Treat this as external historical context. Fields such as final oversubscription, one-lot win rate, grey-market return, and first-day return are not T0.5 margin snapshots and must not be backfilled into ipo_market_heat.

Grey-Market Source Policy

T2_grey_market is not an HKEX official disclosure stage. Grey-market trading is broker or third-party OTC activity, so do not bulk archive a grey-market feed unless the source is reproducible and redistribution-safe.

Accept a T2 source only when one of these conditions is met:

  • A licensed vendor or broker export is provided for this project and may be stored in Git.
  • A user-provided evidence file is added under data/raw/{ticker}/ with clear source notes.
  • A public historical source has stable ticker/date records and clear reuse terms.

Until one of those conditions is met, mark due T2 tasks as blocked data gaps instead of repeatedly leaving them as open sync failures:

.venv/bin/python scripts/mark_grey_market_gaps.py --as-of YYYY-MM-DDTHH:MM:SSZ

Do not mark T2 complete from screenshots, unsourced forum posts, or proprietary pages whose terms prohibit copying or redistribution.
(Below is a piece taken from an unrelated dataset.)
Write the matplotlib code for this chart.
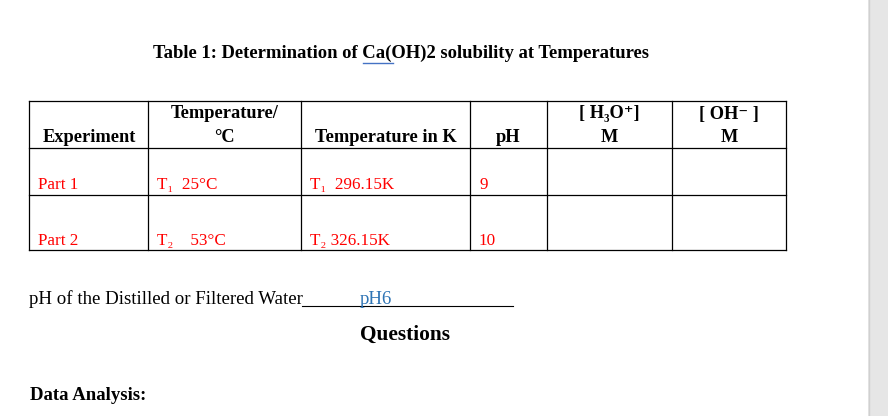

Price Performance Backfill

Use the price-performance archiver to fill due D1, D5, D20, and D60 review checkpoints:

.venv/bin/python scripts/archive_price_performance.py --as-of YYYY-MM-DDTHH:MM:SSZ

The script archives one raw market-data response per ticker under data/raw/{ticker}/, records it in source_refs, writes structured rows into price_performance, exports snapshots, and refreshes sync state. Checkpoints use the configured calendar due date and the next available trading day in the archived market data.

Quality Checks

Before finishing, confirm:

  • No stored local path is absolute.
  • No stored local path starts with ./.
  • Raw files referenced by the database exist.
  • Source hashes match current file contents.
  • Extracted text exists or has a manifest status for archived PDF source references.
  • CSV snapshots reflect the database update.
  • sync_tasks reflects only missing or future work, not completed stages.
  • Any unavailable field is marked as a data gap rather than invented.